Zdenek Tuma, the governor of the Czech National Bank, said being in the euro had helped spare Slovakia the worst of the economic disruption that affected the rest of the region including his country.
For example Slovakia’s cost of borrowing on international markets was cheaper than for the Czech Republic.
Slovakia’s economy is forecast to grow 3.1 per cent in 2010, far greater than the 0.3 per cent forecast by the Czech finance ministry.
As growth returns, investors are trickling back, with some saying they are tempted by the prospect of avoiding currency risk. “The euro allows us to make long-term plans and it eliminates exchange rate risks caused by the volatility of the Slovak crown,” says Vladimir Machalik, a spokesman for Volkswagen Slovakia, which is starting production of a new small car in its factory outside Bratislava.
In a further sign of confidence Taiwan’s AU Optronics signed a €191m agreement last month to open an LCD television component factory in Slovakia.
Although Slovak workers have become slightly more expensive than those of Poland and Hungary, they are still much cheaper than their rivals in western Europe, and investors already in the country are unlikely to make decisions to relocate based on possibly temporary changes in exchange rates.
Politically, joining the euro has proved to be a coup for Robert Fico, the prime minister. A survey shows that almost 80 per cent of Slovaks approve of their new currency, which Mr Fico has called Slovakia's “shield”.
It also proves that despite his faults Robert Fico is a commited left of centre politician that agrees with the overall development strategy of Slovakia, but wanted to make sure that where there are market failures or lack of competition this is rectified and that there are real rules in the game.

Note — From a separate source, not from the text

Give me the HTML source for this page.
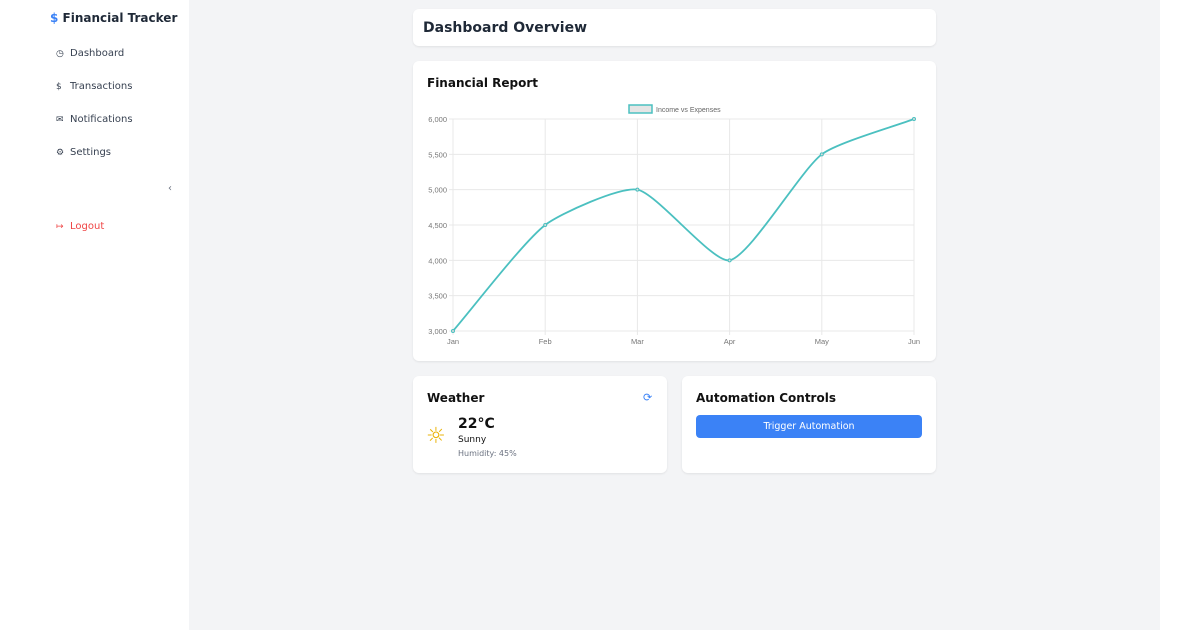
<!DOCTYPE html>
<html><head><meta charset="utf-8"><style>
*{box-sizing:border-box;margin:0;padding:0}
body{width:1200px;height:630px;background:#fff;font-family:"DejaVu Sans","Liberation Sans",sans-serif;position:relative;overflow:hidden;color:#1f2937}
#sidebar{position:absolute;left:0;top:0;width:189px;height:630px;background:#fff}
#main{position:absolute;left:189px;top:0;width:971px;height:630px;background:#f3f4f6}
.card{position:absolute;background:#fff;border-radius:6px;box-shadow:0 1px 2px rgba(0,0,0,.08)}
.nav{position:absolute;left:56px;font-size:10px;color:#374151}
.nav .ic{display:inline-block;width:14px;font-size:9px}
h3{font-size:12px;font-weight:bold;color:#111}
</style></head><body>
<div id="sidebar">
<div style="position:absolute;left:50px;top:11px;font-size:12px;font-weight:bold;color:#1f2937"><span style="color:#3b82f6">$</span>&nbsp;Financial Tracker</div>
<div class="nav" style="top:48px"><span class="ic">◷</span>Dashboard</div>
<div class="nav" style="top:81px"><span class="ic">$</span>Transactions</div>
<div class="nav" style="top:114px"><span class="ic">✉</span>Notifications</div>
<div class="nav" style="top:147px"><span class="ic">⚙</span>Settings</div>
<div style="position:absolute;left:168px;top:183px;font-size:10px;color:#6b7280">‹</div>
<div class="nav" style="top:221px;color:#ef4444"><span class="ic">↦</span>Logout</div>
</div>
<div id="main"></div>
<div class="card" style="left:413px;top:9px;width:523px;height:37px">
<div style="position:absolute;left:10px;top:11px;font-size:14px;font-weight:bold;color:#1f2937">Dashboard Overview</div></div>
<div class="card" style="left:413px;top:61px;width:523px;height:300px">
<h3 style="position:absolute;left:14px;top:15px">Financial Report</h3></div>
<svg id="chart" width="1200" height="630" style="position:absolute;left:0;top:0"></svg>
<div class="card" style="left:413px;top:376px;width:254px;height:97px">
<h3 style="position:absolute;left:14px;top:15px">Weather</h3>
<div style="position:absolute;left:230px;top:15px;color:#3b82f6;font-size:11px">⟳</div>
<div style="position:absolute;left:13px;top:48px;color:#eab308;font-size:22px">☼</div>
<div style="position:absolute;left:45px;top:40px;font-size:14px;font-weight:bold;color:#111">22°C</div>
<div style="position:absolute;left:45px;top:59px;font-size:9px;color:#111">Sunny</div>
<div style="position:absolute;left:45px;top:73px;font-size:8px;color:#6b7280">Humidity: 45%</div>
</div>
<div class="card" style="left:682px;top:376px;width:254px;height:97px">
<h3 style="position:absolute;left:14px;top:15px">Automation Controls</h3>
<div style="position:absolute;left:14px;top:39px;width:226px;height:23px;background:#3b82f6;border-radius:4px;color:#fff;font-size:9.5px;text-align:center;line-height:23px">Trigger Automation</div>
</div>
<script>
const categories=["Jan","Feb","Mar","Apr","May","Jun"];
const values=[3000,4500,5000,4000,5500,6000];
const yTicks=[3000,3500,4000,4500,5000,5500,6000];
const svg=document.getElementById('chart');const NS="http://www.w3.org/2000/svg";
const X0=453,X1=914,Y0=331,Y1=119,YMIN=3000,YMAX=6000;
const x=i=>X0+(X1-X0)*i/(categories.length-1);
const y=v=>Y0-(Y0-Y1)*(v-YMIN)/(YMAX-YMIN);
function add(t,a,txt){const e=document.createElementNS(NS,t);for(const k in a)e.setAttribute(k,a[k]);if(txt!=null)e.textContent=txt;svg.appendChild(e);return e;}
yTicks.forEach(v=>{
const g=add('line',{x1:X0-4,x2:X1,y1:y(v),y2:y(v),stroke:'#e8e8e8'});


const t=add('text',{x:X0-6,y:y(v)+3,'text-anchor':'end','font-size':7.5,fill:'#777','font-family':'Liberation Sans, sans-serif'},v.toLocaleString('en-US'));


});
categories.forEach((c,i)=>{
const g=add('line',{x1:x(i),x2:x(i),y1:Y1,y2:Y0+4,stroke:'#e8e8e8'});


const t=add('text',{x:x(i),y:Y0+13,'text-anchor':'middle','font-size':7.5,fill:'#777','font-family':'Liberation Sans, sans-serif'},c);


});
const pts=values.map((v,i)=>[x(i),y(v)]);
const T=0.2;let d=`M${pts[0][0]},${pts[0][1]}`;
const cps=pts.map((p,i)=>{const pr=pts[Math.max(0,i-1)],nx=pts[Math.min(pts.length-1,i+1)];
const d01=Math.hypot(p[0]-pr[0],p[1]-pr[1]),d12=Math.hypot(nx[0]-p[0],nx[1]-p[1]);
let fa=d01/(d01+d12)||0,fb=d12/(d01+d12)||0;fa*=T;fb*=T;
return {p:[p[0]-fa*(nx[0]-pr[0]),p[1]-fa*(nx[1]-pr[1])],n:[p[0]+fb*(nx[0]-pr[0]),p[1]+fb*(nx[1]-pr[1])]};});
for(let i=1;i<pts.length;i++){const a=cps[i-1].n,b=cps[i].p;d+=` C${a[0]},${a[1]} ${b[0]},${b[1]} ${pts[i][0]},${pts[i][1]}`;}
const line=add('path',{d:d,fill:'none',stroke:'#4bc0c0','stroke-width':1.8});


pts.forEach(p=>{const c=add('circle',{cx:p[0],cy:p[1],r:1.5,fill:'#ddd',stroke:'#4bc0c0','stroke-width':1});

});
const lb=add('rect',{x:629,y:105,width:23,height:8,fill:'#e5e5e5',stroke:'#4bc0c0','stroke-width':1.5});


const lt=add('text',{x:656,y:112,'font-size':7,fill:'#666','font-family':'Liberation Sans, sans-serif'},'Income vs Expenses');


</script>
</body></html>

However, Czechs have maintained their reservation about rushing towards the common currency. Mirek Topolanek, former prime minister and leader of the centre right Civic Democratic party, says the Czech Republic may be ready in 2015 to begin discussing joining the exchange rate mechanism, a precursor to joining the euro.
But Czech businesses do not seem to share this assessment. “We (Czech republic) need the euro as soon as possible in order to be able to address the current problems caused by the world financial crisis,” says Jaroslav Cerny, spokesman for Skoda Auto, a Volkswagen subsidiary.
“A failure to introduce the euro may drive not only our current suppliers, but also all potential investors, out of the Czech Republic.”